Property Law

What Is the AASHTO Roadside Design Guide?

Discover the AASHTO Roadside Design Guide: the definitive standard governing safe highway engineering and minimizing hazards outside the travel lane.

The American Association of State Highway and Transportation Officials (AASHTO) is a non-profit organization that develops technical standards for highway design and construction across the United States. The Roadside Design Guide (RDG) is the primary national guidance document published by AASHTO, offering a synthesis of current information and operating practices for the area adjacent to the roadway. The RDG formalizes principles for making the roadside environment safer for motorists who inadvertently leave the traveled lane. It provides comprehensive recommendations, guiding transportation agencies in designing and managing the physical layout of highways to reduce crash severity.

The Purpose and Scope of the Roadside Design Guide

The primary purpose of the Roadside Design Guide is to promote safety by minimizing the likelihood and severity of single-vehicle, run-off-road crashes. The guide focuses on the area extending from the edge of the travel lane out to the right-of-way limits, encompassing slopes, ditches, embankments, and fixed objects. The objective is to ensure this zone is designed to be “forgiving” to an errant vehicle, allowing the driver to regain control or minimizing impact consequences. The RDG provides a framework for evaluating and treating hazards, recommending that designers first eliminate or relocate obstacles before resorting to shielding them.

Core Safety Principles Clear Zones and Forgiving Roadside Design

The foundational concept within the guide is the Clear Zone, defined as the unobstructed, traversable area provided beyond the edge of the traveled way for the recovery of errant vehicles.

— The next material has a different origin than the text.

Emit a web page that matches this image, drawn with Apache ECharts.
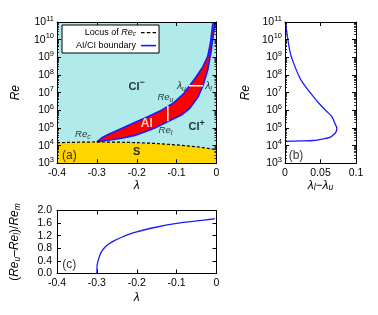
<!DOCTYPE html>
<html><head><meta charset="utf-8">
<script src="https://cdn.jsdelivr.net/npm/echarts@6/dist/echarts.min.js"></script>
<style>html,body{margin:0;padding:0;background:#fff}#c{width:378px;height:315px}</style>
</head><body><div id="c"></div>
<script>
// ---------- Panel (a) data ----------
const lamRec = [-0.4, -0.35, -0.3, -0.25, -0.2, -0.15, -0.1, -0.05, 0];
const reRec  = [1.48e4, 1.55e4, 1.62e4, 1.58e4, 1.48e4, 1.32e4, 1.10e4, 8.7e3, 5.9e3];

const lamUpper = [-0.3, -0.296, -0.286, -0.272, -0.255, -0.238, -0.205, -0.172, -0.138, -0.122, -0.109, -0.084, -0.069, -0.051, -0.034, -0.022, -0.015, -0.011, -0.0085];
const reUpper  = [1.62e4, 2.1e4, 2.95e4, 4.3e4, 6.3e4, 9.3e4, 2.04e5, 4.3e5, 1.02e6, 1.66e6, 2.5e6, 7.9e6, 2.2e7, 7.9e7, 2.95e8, 1.12e9, 6.9e9, 4.0e10, 1e11];

const lamLower = [-0.3, -0.285, -0.272, -0.238, -0.205, -0.172, -0.155, -0.138, -0.122, -0.088, -0.067, -0.046, -0.034, -0.022, -0.013, -0.009, -0.005, -0.0025];
const reLower  = [1.62e4, 1.82e4, 2.0e4, 2.6e4, 3.8e4, 7.0e4, 1.0e5, 1.5e5, 2.3e5, 5.4e5, 1.29e6, 5.9e6, 2.45e7, 1.9e8, 2.6e9, 1.26e10, 5.0e10, 1e11];

// white markers: Re_u-Re_l span and lambda_u-lambda_l span
const spanReLam = [-0.122, -0.122];
const spanReVal = [2.4e5, 1.74e6];
const spanLamLam = [-0.069, -0.034];
const spanLamVal = [2.45e7, 2.45e7];

// ---------- Panel (b) data ----------
const reB   = [1e11, 1.95e10, 3.4e9, 9.3e8, 6.8e7, 1.8e7, 6.0e6, 2.2e6, 8.5e5, 4.4e5, 1.9e5, 9.8e4, 5.6e4, 4.1e4, 2.9e4, 2.4e4, 1.95e4, 1.86e4, 1.78e4, 1.7e4];
const dLamB = [0.0004, 0.003, 0.006, 0.0094, 0.021, 0.0305, 0.040, 0.049, 0.059, 0.066, 0.070, 0.073, 0.0715, 0.068, 0.063, 0.054, 0.040, 0.021, 0.008, 0.0];

// ---------- Panel (c) data ----------
const lamC   = [-0.3, -0.2998, -0.2993, -0.297, -0.293, -0.289, -0.282, -0.272, -0.255, -0.238, -0.22, -0.2, -0.155, -0.1, -0.055, -0.009, -0.004];
const ratioC = [0.0, 0.15, 0.27, 0.40, 0.56, 0.68, 0.80, 0.92, 1.05, 1.15, 1.24, 1.32, 1.46, 1.59, 1.66, 1.73, 1.74];

const FONT = 'Liberation Sans, Arial, Helvetica, sans-serif';
const BLUE = '#1a1aff';

function zip(a, b) { return a.map((v, i) => [v, b[i]]); }
function zipRev(a, b) { return a.map((v, i) => [b[i], v]); }

const logRich = {
  b: { fontSize: 10.5, fontFamily: FONT, color: '#000' },
  p: { fontSize: 7.5, fontFamily: FONT, color: '#000', padding: [0, 0, 7, 0] }
};
function logFmt(v) { const e = Math.round(Math.log10(v)); return '{b|10}{p|' + e + '}'; }
const nameRich = {
  i: { fontSize: 12, fontStyle: 'italic', fontFamily: FONT, color: '#000' },
  n: { fontSize: 12, fontFamily: FONT, color: '#000' },
  s: { fontSize: 8.5, fontStyle: 'italic', fontFamily: FONT, color: '#000', padding: [5, 0, 0, 0] }
};

function axLine() { return { show: true, onZero: false, lineStyle: { color: '#000', width: 1 } }; }
function axTick() { return { show: true, inside: true, length: 4, lineStyle: { color: '#000', width: 1 } }; }

function xPair(grid, min, max, interval, fmt, name, gap) {
  return [
    { type: 'value', gridIndex: grid, position: 'bottom', min, max, interval, z: 10,
      axisLine: axLine(), axisTick: axTick(), splitLine: { show: false },
      axisLabel: { margin: 4, fontSize: 10.5, fontFamily: FONT, color: '#000', formatter: fmt },
      name, nameLocation: 'middle', nameGap: gap, nameTextStyle: { rich: nameRich } },
    { type: 'value', gridIndex: grid, position: 'top', min, max, interval, z: 10,
      axisLine: axLine(), axisTick: axTick(), splitLine: { show: false }, axisLabel: { show: false } }
  ];
}
function yLogPair(grid, name, gap) {
  const minor = { show: true, splitNumber: 9, length: 2, lineStyle: { color: '#000', width: 0.8 } };
  return [
    { type: 'log', logBase: 10, gridIndex: grid, position: 'left', min: 1e3, max: 1e11, splitNumber: 8, z: 10,
      axisLine: axLine(), axisTick: axTick(), minorTick: minor, splitLine: { show: false }, minorSplitLine: { show: false },
      axisLabel: { margin: 3, formatter: logFmt, rich: logRich },
      name, nameLocation: 'middle', nameGap: gap, nameTextStyle: { rich: nameRich } },
    { type: 'log', logBase: 10, gridIndex: grid, position: 'right', min: 1e3, max: 1e11, splitNumber: 8, z: 10,
      axisLine: axLine(), axisTick: axTick(), minorTick: minor, splitLine: { show: false }, minorSplitLine: { show: false },
      axisLabel: { show: false } }
  ];
}

const lamFmt = v => (Math.abs(v) < 1e-9 ? '0' : v.toFixed(1));

const textLabels = [
  { grid: 0, x: -0.2,   y: 2.1e7, t: '{b|CI}{sp|−}' },
  { grid: 0, x: -0.05,  y: 1.07e5, t: '{b|CI}{sp|+}' },
  { grid: 0, x: -0.175, y: 1.8e5, t: '{bw|AI}' },
  { grid: 0, x: -0.2,   y: 4.4e3, t: '{b|S}' },
  { grid: 0, x: -0.335, y: 4.5e4, t: '{i|Re}{s|c}' },
  { grid: 0, x: -0.128, y: 5.4e6, t: '{i|Re}{s|u}' },
  { grid: 0, x: -0.128, y: 6.9e4, t: '{i|Re}{s|l}' },
  { grid: 0, x: -0.088, y: 2.3e7, t: '{il|λ}{s|u}' },
  { grid: 0, x: -0.02,  y: 2.3e7, t: '{il|λ}{s|l}' },
  { grid: 0, x: -0.369, y: 2.8e3, t: '{n|(a)}' },
  { grid: 1, x: 0.0155, y: 2.8e3, t: '{n|(b)}' },
  { grid: 2, x: -0.369, y: 0.27,  t: '{n|(c)}' }
];
const labelRich = {
  b:  { fontSize: 11, fontWeight: 'bold', fontFamily: FONT, color: '#000' },
  bw: { fontSize: 12, fontWeight: 'bold', fontFamily: FONT, color: '#fff' },
  sp: { fontSize: 9, fontWeight: 'bold', fontFamily: FONT, color: '#000', padding: [0, 0, 8, 0] },
  i:  { fontSize: 9.5, fontStyle: 'italic', fontFamily: FONT, color: '#000' },
  il: { fontSize: 10.5, fontStyle: 'italic', fontFamily: FONT, color: '#000' },
  s:  { fontSize: 7, fontStyle: 'italic', fontFamily: FONT, color: '#000', padding: [5, 0, 0, 0] },
  n:  { fontSize: 12, fontFamily: FONT, color: '#000' }
};
function labelSeries(grid) {
  return {
    type: 'scatter', xAxisIndex: grid * 2, yAxisIndex: grid * 2, symbolSize: 0, silent: true, z: 20,
    data: textLabels.filter(d => d.grid === grid).map(d => ({ value: [d.x, d.y], label: { formatter: d.t } })),
    label: { show: true, position: 'inside', rich: labelRich }
  };
}

// legend sample icons (bounding box 15x9 fixed by the move-to points)
const ICON_SOLID = 'path://M0,0 M15,9 M0,3.8 L15,3.8 L15,5.4 L0,5.4 Z';
const ICON_DASH = 'path://M0,0 M15,9 M0,3.9 L3.5,3.9 L3.5,5.3 L0,5.3 Z M5.75,3.9 L9.25,3.9 L9.25,5.3 L5.75,5.3 Z M11.5,3.9 L15,3.9 L15,5.3 L11.5,5.3 Z';

const chart = echarts.init(document.getElementById('c'), null, { renderer: 'canvas' });
chart.setOption({
  animation: false,
  backgroundColor: '#fff',
  textStyle: { fontFamily: FONT },
  grid: [
    { left: 57, top: 22, width: 159.5, height: 141.3, show: true, backgroundColor: '#b0eaea', borderWidth: 0, outerBoundsMode: 'none' },
    { left: 285, top: 22, width: 71, height: 141.3, outerBoundsMode: 'none' },
    { left: 57, top: 210.5, width: 159.5, height: 63, outerBoundsMode: 'none' }
  ],
  legend: {
    data: [{ name: 'Locus of Re_c', icon: ICON_DASH }, { name: 'AI/CI boundary', icon: ICON_SOLID }],
    orient: 'vertical', align: 'right', left: 62, top: 25,
    itemWidth: 15, itemHeight: 9, itemGap: 3,
    backgroundColor: '#fff', borderColor: '#000', borderWidth: 1, borderRadius: 0,
    padding: [3, 3, 3, 14], selectedMode: false, z: 30,
    textStyle: { fontSize: 9, fontFamily: FONT, color: '#000', rich: {
      n: { fontSize: 9, fontFamily: FONT, color: '#000' },
      i: { fontSize: 9, fontStyle: 'italic', fontFamily: FONT, color: '#000' },
      s: { fontSize: 6.5, fontStyle: 'italic', fontFamily: FONT, color: '#000', padding: [4, 0, 0, 0] } } },
    formatter: n => n === 'Locus of Re_c' ? '{n|Locus of }{i|Re}{s|c}' : '{n|' + n + '}'
  },
  xAxis: [
    ...xPair(0, -0.4, 0, 0.1, lamFmt, '{i|λ}', 12),
    ...xPair(1, 0, 0.1, 0.05, v => (Math.abs(v) < 1e-9 ? '0' : String(+v.toFixed(2))), '{i|λ}{s|l}{n|−}{i|λ}{s|u}', 12),
    ...xPair(2, -0.4, 0, 0.1, lamFmt, '{i|λ}', 18)
  ],
  yAxis: [
    ...yLogPair(0, '{i|Re}', 35),
    ...yLogPair(1, '{i|Re}', 33),
    { type: 'value', gridIndex: 2, position: 'left', min: 0, max: 2, interval: 0.4, z: 10,
      axisLine: axLine(), axisTick: axTick(), splitLine: { show: false },
      axisLabel: { margin: 5, fontSize: 10.5, fontFamily: FONT, color: '#000', formatter: v => v.toFixed(1) },
      name: '{n|(}{i|Re}{s|u}{n|–}{i|Re}{s|l}{n|)/}{i|Re}{s|m}', nameLocation: 'middle', nameGap: 35, nameTextStyle: { rich: nameRich } },
    { type: 'value', gridIndex: 2, position: 'right', min: 0, max: 2, interval: 0.4, z: 10,
      axisLine: axLine(), axisTick: axTick(), splitLine: { show: false }, axisLabel: { show: false } }
  ],
  series: [
    { type: 'line', xAxisIndex: 0, yAxisIndex: 0, data: zip(lamRec, reRec), symbol: 'none', silent: true, z: 1,
      lineStyle: { width: 0 }, areaStyle: { color: '#ffd500', opacity: 1, origin: 'start' } },
    { type: 'custom', xAxisIndex: 0, yAxisIndex: 0, silent: true, z: 2, data: [[-0.2, 1e5]],
      renderItem: (params, api) => {
        const pts = [];
        for (let i = 0; i < lamUpper.length; i++) pts.push(api.coord([lamUpper[i], reUpper[i]]));
        for (let i = lamLower.length - 1; i >= 0; i--) pts.push(api.coord([lamLower[i], reLower[i]]));
        return { type: 'polygon', shape: { points: pts }, style: { fill: '#ff0000', stroke: null } };
      } },
    { name: 'AI/CI boundary', type: 'line', xAxisIndex: 0, yAxisIndex: 0, data: zip(lamUpper, reUpper), symbol: 'none', z: 3,
      lineStyle: { color: BLUE, width: 1.6 }, itemStyle: { color: BLUE } },
    { name: 'AI/CI boundary', type: 'line', xAxisIndex: 0, yAxisIndex: 0, data: zip(lamLower, reLower), symbol: 'none', z: 3,
      lineStyle: { color: BLUE, width: 1.6 }, itemStyle: { color: BLUE } },
    { name: 'Locus of Re_c', type: 'line', xAxisIndex: 0, yAxisIndex: 0, data: zip(lamRec, reRec), symbol: 'none', z: 4,
      lineStyle: { color: '#000', width: 1.2, type: [3, 2] }, itemStyle: { color: '#000' } },
    { type: 'line', xAxisIndex: 0, yAxisIndex: 0, data: zip(spanReLam, spanReVal), symbol: 'none', silent: true, z: 5,
      lineStyle: { color: '#fff', width: 1.5 } },
    { type: 'line', xAxisIndex: 0, yAxisIndex: 0, data: zip(spanLamLam, spanLamVal), symbol: 'none', silent: true, z: 5,
      lineStyle: { color: '#fff', width: 1.5 } },
    { type: 'line', xAxisIndex: 2, yAxisIndex: 2, data: zipRev(reB, dLamB), symbol: 'none', silent: true, smooth: 0.3, z: 3,
      lineStyle: { color: BLUE, width: 1.3 } },
    { type: 'line', xAxisIndex: 4, yAxisIndex: 4, data: zip(lamC, ratioC), symbol: 'none', silent: true, smooth: 0.2, z: 3,
      lineStyle: { color: BLUE, width: 1.3 } },
    labelSeries(0), labelSeries(1), labelSeries(2)
  ]
});
</script></body></html>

The required width is not a fixed dimension but is calculated based on specific highway characteristics to ensure a high level of safety. This calculation depends on factors such as operating speed, traffic volume, and the steepness of the roadside slope.

The calculation also incorporates adjustments for roadway curvature, as vehicles are more likely to leave the road on a horizontal curve. This approach embodies “forgiving design,” ensuring the roadside environment does not present an unacceptable hazard. Roadside slopes are categorized as either recoverable (allowing a driver to stop or regain control) or non-recoverable (too steep for safe traversal). If a non-recoverable slope or fixed obstacle cannot be removed or relocated, the Clear Zone concept mandates that it must be shielded.

Roadside Hardware and Safety Features

When a sufficient Clear Zone cannot be provided due to constraints like topography, right-of-way limitations, or the presence of necessary objects, the guide specifies the use of various roadside hardware. These devices apply forgiving design principles, intended to shield or safely redirect vehicles away from hazards. The guide details the selection and placement criteria for longitudinal barriers, such as guardrails and concrete barriers, which absorb impact and safely redirect a vehicle traveling parallel to the road.

Safety hardware selection is governed by rigorous crash testing standards, primarily the Manual for Assessing Safety Hardware (MASH). MASH defines uniform criteria for full-scale crash testing of features like barrier terminals, transitions, and crash cushions. Crash cushions, also known as impact attenuators, are designed to safely stop a vehicle that strikes a fixed object head-on. The guide also addresses breakaway supports for signs and light poles, engineered to fracture upon impact, minimizing deceleration and injury risk.

Adoption and Authority of the Design Guide

While AASHTO is a non-governmental organization, the Roadside Design Guide carries substantial regulatory weight through its adoption by federal and state agencies. The Federal Highway Administration (FHWA) includes the RDG as authoritative guidance for all projects on the National Highway System (NHS). The FHWA recommends that state Departments of Transportation (DOTs) use the guide’s provisions to develop their own formal, written roadside safety policies. This process translates the guide’s recommendations into mandated design standards for projects receiving federal-aid funding.

State DOTs typically adopt the RDG entirely or incorporate its principles into their own design manuals. This ensures a consistent, national baseline for roadside safety design, particularly regarding Clear Zones and MASH-tested safety hardware. Adoption by reference allows states flexibility in applying specific provisions while adhering to the fundamental safety mandate.